Les Forces de soutien rapide s'emparent d'El-Fasher, dernier bastion militaire au Darfour
Les Forces de soutien rapide (RSF), le puissant groupe paramilitaire au Soudan, ont annoncé la prise du quartier général de l'armée soudanaise dans la ville stratégique d'El-Fasher. Cet événement marque potentiellement un tournant décisif dans la guerre civile qui dure depuis près de deux ans. El-Fasher représente la dernière forteresse majeure de l'armée gouvernementale soudanaise dans la région riche en ressources du Darfour, assiégée depuis plus d'un an.
Catastrophe humanitaire imminente
Les organisations humanitaires avertissent que la prise d'El-Fasher pourrait entraîner un bain de sang. 'Si El-Fasher tombe, les RSF pourraient achever le génocide commencé par les Janjawid en procédant au nettoyage ethnique de ceux qu'ils n'ont pas encore chassés ou tués,' a déclaré Nathaniel Raymond, chercheur en droits de l'homme à l'ONU, dans une déclaration aux Nations Unies l'année dernière.
Les inquiétudes sont fondées. En avril 2025, les combattants des RSF auraient tué plus de 1500 civils lors de leur prise du camp de réfugiés de Zamzam au sud d'El-Fasher, selon des rapports. Les civils ayant pu quitter la ville ces dernières semaines décrivent comment les combattants des RSF se livrent à des pillages systématiques, des viols et des meurtres.
Importance stratégique du Darfour
La lutte pour le Darfour dépasse la simple question territoriale. La région se trouve à la frontière avec le Tchad, offrant un accès facile pour les livraisons d'armes, et contient des mines d'or précieuses qui sont devenues une source de financement majeure pour les RSF. Selon les enquêtes de Global Witness, le commandant des RSF Mohamed Hamdan Dagalo (Hemedti) a utilisé ses troupes pour prendre le contrôle des mines d'or au Darfour, faisant de lui l'un des hommes les plus riches du Soudan.
'Les RSF et leurs partenaires commerciaux contrôlent une grande partie de l'industrie aurifère et l'utilisent probablement pour financer leurs opérations,' indiquait un rapport de Global Witness de 2019 toujours pertinent aujourd'hui.
Dimensions internationales
Le conflit s'étend bien au-delà des frontières du Soudan. 'Ce n'est pas un conflit local et de nombreux intérêts internationaux sont en jeu, particulièrement au Darfour,' a expliqué Elles van Gelder, correspondant pour l'Afrique, depuis Port-Soudan. 'Les Émirats arabes unis soutiennent les RSF avec des armes, des drones armés et même des mercenaires.
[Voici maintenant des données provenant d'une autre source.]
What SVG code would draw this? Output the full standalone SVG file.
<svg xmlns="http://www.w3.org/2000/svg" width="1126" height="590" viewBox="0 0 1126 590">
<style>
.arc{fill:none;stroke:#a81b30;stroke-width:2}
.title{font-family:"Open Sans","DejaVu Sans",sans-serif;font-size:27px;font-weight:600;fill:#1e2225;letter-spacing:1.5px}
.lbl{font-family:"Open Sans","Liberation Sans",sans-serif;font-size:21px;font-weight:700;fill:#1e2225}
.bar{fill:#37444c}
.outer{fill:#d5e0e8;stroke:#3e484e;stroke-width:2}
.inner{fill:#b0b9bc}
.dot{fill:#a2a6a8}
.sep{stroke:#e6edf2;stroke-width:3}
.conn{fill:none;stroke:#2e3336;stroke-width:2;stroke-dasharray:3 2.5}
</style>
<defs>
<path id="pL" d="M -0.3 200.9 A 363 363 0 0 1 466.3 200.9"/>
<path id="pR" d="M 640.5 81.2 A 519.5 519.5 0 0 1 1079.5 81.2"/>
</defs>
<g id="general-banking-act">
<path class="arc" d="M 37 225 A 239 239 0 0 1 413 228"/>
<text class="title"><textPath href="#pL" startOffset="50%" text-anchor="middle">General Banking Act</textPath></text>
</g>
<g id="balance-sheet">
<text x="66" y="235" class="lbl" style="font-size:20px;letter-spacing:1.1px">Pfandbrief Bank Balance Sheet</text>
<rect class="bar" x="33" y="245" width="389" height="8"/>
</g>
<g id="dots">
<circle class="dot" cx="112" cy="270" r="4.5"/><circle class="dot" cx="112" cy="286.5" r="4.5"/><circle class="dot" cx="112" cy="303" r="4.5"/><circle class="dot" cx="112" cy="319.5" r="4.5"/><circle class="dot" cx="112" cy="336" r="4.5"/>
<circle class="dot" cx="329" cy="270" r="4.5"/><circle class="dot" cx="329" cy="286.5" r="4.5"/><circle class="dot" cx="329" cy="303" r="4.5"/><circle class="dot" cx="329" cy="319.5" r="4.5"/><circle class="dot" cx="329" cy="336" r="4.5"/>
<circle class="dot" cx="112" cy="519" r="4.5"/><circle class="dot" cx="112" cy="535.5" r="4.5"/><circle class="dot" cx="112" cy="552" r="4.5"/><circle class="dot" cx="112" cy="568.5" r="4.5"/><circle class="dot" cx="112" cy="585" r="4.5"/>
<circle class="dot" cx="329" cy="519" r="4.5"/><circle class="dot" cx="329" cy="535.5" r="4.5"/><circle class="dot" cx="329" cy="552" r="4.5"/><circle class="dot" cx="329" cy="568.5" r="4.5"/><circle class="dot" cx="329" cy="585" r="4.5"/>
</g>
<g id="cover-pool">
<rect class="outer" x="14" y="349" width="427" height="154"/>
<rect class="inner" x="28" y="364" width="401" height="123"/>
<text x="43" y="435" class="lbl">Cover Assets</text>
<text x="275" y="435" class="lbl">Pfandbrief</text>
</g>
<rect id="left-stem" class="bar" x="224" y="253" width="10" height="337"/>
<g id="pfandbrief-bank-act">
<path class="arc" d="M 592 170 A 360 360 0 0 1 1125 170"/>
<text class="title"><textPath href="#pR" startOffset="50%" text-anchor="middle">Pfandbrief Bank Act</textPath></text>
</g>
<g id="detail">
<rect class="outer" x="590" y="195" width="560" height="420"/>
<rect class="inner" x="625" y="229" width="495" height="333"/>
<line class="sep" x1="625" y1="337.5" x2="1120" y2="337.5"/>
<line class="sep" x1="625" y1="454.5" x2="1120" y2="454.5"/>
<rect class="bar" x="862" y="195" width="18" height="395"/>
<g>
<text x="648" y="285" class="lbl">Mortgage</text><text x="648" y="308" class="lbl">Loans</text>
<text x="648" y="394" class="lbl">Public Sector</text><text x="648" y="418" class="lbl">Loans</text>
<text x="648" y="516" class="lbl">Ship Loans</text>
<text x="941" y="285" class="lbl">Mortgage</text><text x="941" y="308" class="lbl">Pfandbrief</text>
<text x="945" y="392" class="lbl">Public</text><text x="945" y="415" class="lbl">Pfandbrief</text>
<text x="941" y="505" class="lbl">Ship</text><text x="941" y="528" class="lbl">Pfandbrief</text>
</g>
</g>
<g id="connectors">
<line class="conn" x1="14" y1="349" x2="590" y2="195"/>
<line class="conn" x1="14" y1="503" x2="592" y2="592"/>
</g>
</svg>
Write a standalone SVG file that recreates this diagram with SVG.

En échange, ils reçoivent de l'or.'
Les États-Unis ont officiellement qualifié les actions des RSF au Darfour de génocide, tandis que les organisations de défense des droits de l'homme ont documenté des crimes contre l'humanité généralisés, notamment des massacres ethniques, l'incendie de villages et des viols systématiques.
Crise humanitaire qui s'aggrave
La situation à El-Fasher se détériore depuis des mois. Les images satellites montrent que les RSF ont construit des murs de terre autour de la ville, empêchant presque totalement la nourriture et les fournitures médicales d'atteindre la population assiégée. 'Les gens meurent de faim et de maladies et il n'y a presque pas d'aide médicale,' a rapporté van Gelder.
Les Nations Unies et les organisations humanitaires ont décrit la crise au Soudan comme la plus grande urgence humanitaire au monde. Environ 14 millions de Soudanais sont déplacés, avec des dizaines de milliers de morts depuis le début du conflit en avril 2023. L'UNICEF a averti que des milliers d'enfants malnutris dans la ville assiégée risquent la mort.
Dimensions ethniques
Le conflit présente de profondes divisions ethniques. Les combattants des RSF sont majoritairement d'origine arabe, tandis que les habitants et réfugiés du Darfour sont principalement des Soudanais d'origine africaine. Cette dimension ethnique a conduit à ce que de nombreux observateurs décrivent comme des opérations systématiques de nettoyage ethnique dans toute la région.
Alors que la bataille pour El-Fasher atteint son paroxysme, la communauté internationale observe avec une inquiétude croissante le déroulement potentiel d'une nouvelle catastrophe humanitaire majeure dans la région problématique du Darfour au Soudan.